Analog IIR Filter
Analog IIR filters: Introduction

One of the fruitful way to design digital infinite impulse response (IIR) filter is to convert analog filters by impulse invariant method or bilinear transformation method.
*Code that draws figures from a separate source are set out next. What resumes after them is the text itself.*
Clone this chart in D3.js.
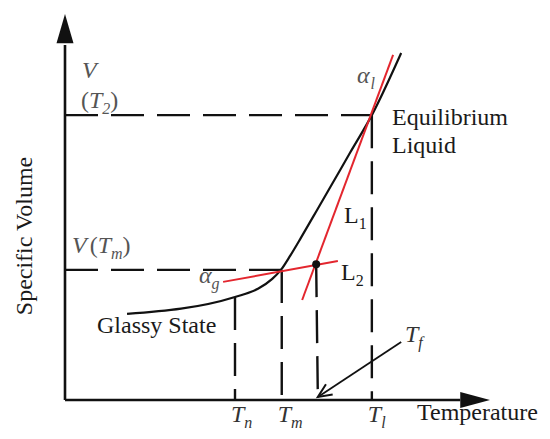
<!DOCTYPE html>
<html>
<head>
<meta charset="utf-8">
<script src="https://cdn.jsdelivr.net/npm/d3@7"></script>
<style>
  html, body { margin: 0; padding: 0; background: #fff; }
  svg { display: block; font-family: "Liberation Serif", "Times New Roman", serif; }
</style>
</head>
<body>
<svg id="chart" width="550" height="439"></svg>
<script>
// ---- data (arbitrary temperature / volume units) ----
const curveTemp = [14.6, 40.0, 45.4, 48.7, 50.8, 53.0, 55.5, 58.4, 62.4, 67.1, 72.2, 79.1];
const curveVol  = [22.3, 26.7, 28.8, 31.3, 33.7, 37.4, 42.0, 47.5, 55.1, 64.1, 73.8, 89.9];
const liquidTangentTemp = [55.8, 77.2];
const liquidTangentVol  = [25.9, 89.4];
const glassTangentTemp  = [37.2, 64.2];
const glassTangentVol   = [30.6, 36.0];
const fictivePoint = [59.1, 35.2];          // L1 / L2 intersection
const fictiveFoot  = [59.5, 0];
const markTemps  = [40.0, 51.0, 72.2];      // Tn, Tm, Tl
const markVols   = [26.7, 33.7, 73.8];      // curve volume at each mark
const markLabels = [["T","n"], ["T","m"], ["T","l"]];
const levelVols  = [73.8, 33.7];            // V(T2), V(Tm)
const levelTemps = [72.2, 50.8];
const arrowFrom  = [79.1, 15.0];
const arrowTo    = [59.5, 0.8];

const svg = d3.select("#chart");
const x = d3.scaleLinear().domain([0, 100]).range([65, 490]);
const y = d3.scaleLinear().domain([0, 100]).range([400, 14]);

const red = "#e3262e";
const dash = "33,13";

// ---- axes with arrowheads ----
svg.append("line").attr("x1", x(0)).attr("y1", y(0)).attr("x2", x(0)).attr("y2", y(92))
  .attr("stroke", "#111").attr("stroke-width", 2.6);
svg.append("line").attr("x1", x(0)).attr("y1", y(0)).attr("x2", x(93)).attr("y2", y(0))
  .attr("stroke", "#111").attr("stroke-width", 2.6);
svg.append("path")
  .attr("d", `M${x(0)},${y(100)} L${x(0)-8.5},${y(92.4)} L${x(0)+8.5},${y(92.4)} Z`)
  .attr("fill", "#111");
svg.append("path")
  .attr("d", `M${x(100)},${y(0)} L${x(93)},${y(0)-8} L${x(93)},${y(0)+8} Z`)
  .attr("fill", "#111");

// ---- horizontal dashed levels ----
levelVols.forEach((v, i) => {
  svg.append("line").attr("x1", x(0)).attr("y1", y(v)).attr("x2", x(levelTemps[i])).attr("y2", y(v))
    .attr("stroke", "#111").attr("stroke-width", 2.4).attr("stroke-dasharray", dash);
});

// ---- vertical dashed marks ----
markTemps.forEach((t, i) => {
  svg.append("line").attr("x1", x(t)).attr("y1", y(markVols[i])).attr("x2", x(t)).attr("y2", y(0))
    .attr("stroke", "#111").attr("stroke-width", 2.4).attr("stroke-dasharray", dash);
});
svg.append("line")
  .attr("x1", x(fictivePoint[0])).attr("y1", y(fictivePoint[1]))
  .attr("x2", x(fictiveFoot[0])).attr("y2", y(fictiveFoot[1]))
  .attr("stroke", "#111").attr("stroke-width", 2.4).attr("stroke-dasharray", dash);

// ---- main V-T curve ----
const pts = curveTemp.map((t, i) => [t, curveVol[i]]);
svg.append("path").datum(pts)
  .attr("d", d3.line().x(d => x(d[0])).y(d => y(d[1])).curve(d3.curveMonotoneX))
  .attr("fill", "none").attr("stroke", "#111").attr("stroke-width", 2.2);

// ---- red tangents ----
svg.append("line")
  .attr("x1", x(liquidTangentTemp[0])).attr("y1", y(liquidTangentVol[0]))
  .attr("x2", x(liquidTangentTemp[1])).attr("y2", y(liquidTangentVol[1]))
  .attr("stroke", red).attr("stroke-width", 2);
svg.append("line")
  .attr("x1", x(glassTangentTemp[0])).attr("y1", y(glassTangentVol[0]))
  .attr("x2", x(glassTangentTemp[1])).attr("y2", y(glassTangentVol[1]))
  .attr("stroke", red).attr("stroke-width", 2);
svg.append("circle").attr("cx", x(fictivePoint[0])).attr("cy", y(fictivePoint[1])).attr("r", 4)
  .attr("fill", "#111");

// ---- Tf arrow ----
const ax1 = x(arrowFrom[0]), ay1 = y(arrowFrom[1]), ax2 = x(arrowTo[0]), ay2 = y(arrowTo[1]);
svg.append("line").attr("x1", ax1).attr("y1", ay1).attr("x2", ax2).attr("y2", ay2)
  .attr("stroke", "#111").attr("stroke-width", 1.8);
const ang = Math.atan2(ay2 - ay1, ax2 - ax1);
const hl = 15, spread = 0.42;
svg.append("path")
  .attr("d", `M${ax2 - hl*Math.cos(ang - spread)},${ay2 - hl*Math.sin(ang - spread)} L${ax2},${ay2} L${ax2 - hl*Math.cos(ang + spread)},${ay2 - hl*Math.sin(ang + spread)}`)
  .attr("fill", "none").attr("stroke", "#111").attr("stroke-width", 2);

// ---- text helpers ----
function label(xp, yp, parts, opts = {}) {
  const t = svg.append("text").attr("x", xp).attr("y", yp)
    .attr("font-size", opts.size || 24).attr("fill", opts.color || "#1a1a1a");
  parts.forEach(p => {
    const s = t.append("tspan").text(p.t);
    if (p.italic) s.attr("font-style", "italic");
    if (p.sub) s.attr("font-size", 16).attr("dy", 6);
    if (p.dx) s.attr("dx", p.dx);
    if (p.reset) s.attr("dy", -6);
  });
  return t;
}

// Y level labels
label(82, 78, [{t: "V", italic: true}], {color: "#555"});
label(81, 108, [{t: "("}, {t: "T", italic: true}, {t: "2", sub: true, italic: true}, {t: ")", reset: true}], {color: "#555"});
label(72, 253, [{t: "V", italic: true}, {t: "(", dx: 3}, {t: "T", italic: true}, {t: "m", sub: true, italic: true}, {t: ")", reset: true}], {color: "#555"});

// alpha labels
label(199, 283, [{t: "α", italic: true}, {t: "g", sub: true, italic: true}], {color: "#555"});
label(357, 83, [{t: "α", italic: true}, {t: "l", sub: true, italic: true, dx: 1}], {color: "#555"});

// text labels
label(392, 125, [{t: "Equilibrium"}]);
label(392, 153, [{t: "Liquid"}]);
label(97, 333, [{t: "Glassy State"}]);
label(344, 223, [{t: "L"}, {t: "1", sub: true}]);
label(341, 280, [{t: "L"}, {t: "2", sub: true}]);
label(417, 420, [{t: "Temperature"}]);
label(405, 342, [{t: "T", italic: true}, {t: "f", sub: true, italic: true}], {color: "#333"});

// temperature marks
markTemps.forEach((t, i) => {
  label(x(t) - 4, 422, [{t: markLabels[i][0], italic: true}, {t: markLabels[i][1], sub: true, italic: true}], {color: "#333"});
});

// y axis title
svg.append("text").attr("transform", "translate(32,236) rotate(-90)")
  .attr("text-anchor", "middle").attr("font-size", 24).attr("fill", "#1a1a1a")
  .text("Specific Volume");
</script>
</body>
</html>
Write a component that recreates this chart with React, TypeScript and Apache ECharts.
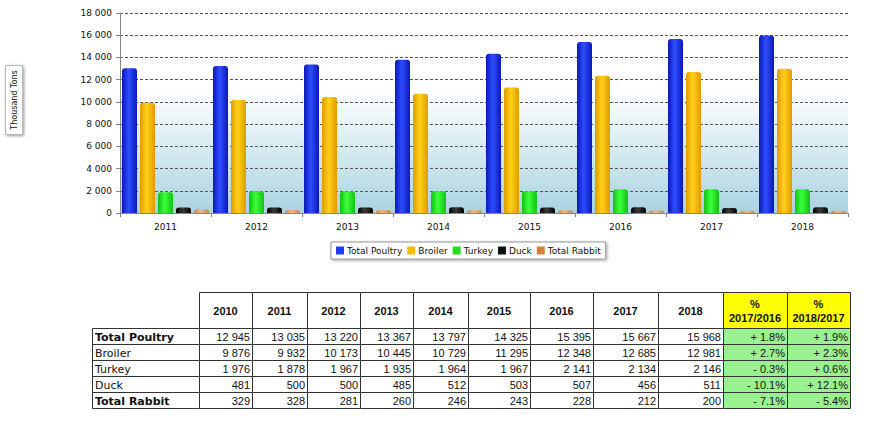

Analog filter plays important tool in the design of digital filters with the given requirements.

The transform function of analog filters $H_{a}(s)$ is expressed as:

$$H_{a}(s)=\frac{B(s)}{A(s)}=\frac{\sum\limits_{k= 0 }^{M} {b_{k}s^{k} }}{1+\sum\limits_{k= 1 }^{N} {a_{k}s^{k} }}=\frac{H_{0}\prod\limits_{k=1}^{M}(s-z_{k})}{\prod\limits_{k=1}^{N} (s-p_{k})}$$

For the stability of the filter the poles must lie on the left-half of the s - plane, i.e for poles $p_{k}=\sigma_{k}$ + j $\Omega_{k}$ the real part {$\sigma_{k}$} must be less than the zero . Also to realize analog filters, it is important to have an order of zeros is less than or equal to order of poles and the coefficients $b_k$ and $a_k$ are real   It simplifies the analysis of analog filter by using $|H_{a}(j\Omega)|^2$ instead of ${H}_{a}(s)$  . So the magnitude form of above equation can be represented as :

$$|H_{a}(j\Omega)|^2 =H_{a}(s) H_{a}(-s)_{|s=j\Omega}= H_{a}(j\Omega) H_{a}(-j\Omega)$$ $$=\frac{B(j\Omega) B(-j\Omega)}{A(j\Omega) A(-j\Omega)}=\frac{\sum\limits_{k= 0 }^{M}e_{k}(\Omega^2)^k}{1+\sum\limits_{k= 1 }^{N}f_{k}(\Omega^2)^k}=\frac{E_{M}(\Omega^2)}{F_{N}(\Omega^2)}$$ where $$E_{M}(\Omega^2)=\sum\limits_{k= 0 }^{M}e_{k}(\Omega^2)^k,$$ and $$F_{N}(\Omega^2)=1+\sum\limits_{k= 1 }^{N}f_{k}(\Omega^2)^k$$
• Note that for analog filters, the imaginary axis $s=j\Omega$ (analog frequency domain) plays the same role as the unit circle $z=e^{j\omega}$ ( digital frequency domain) for digital filters.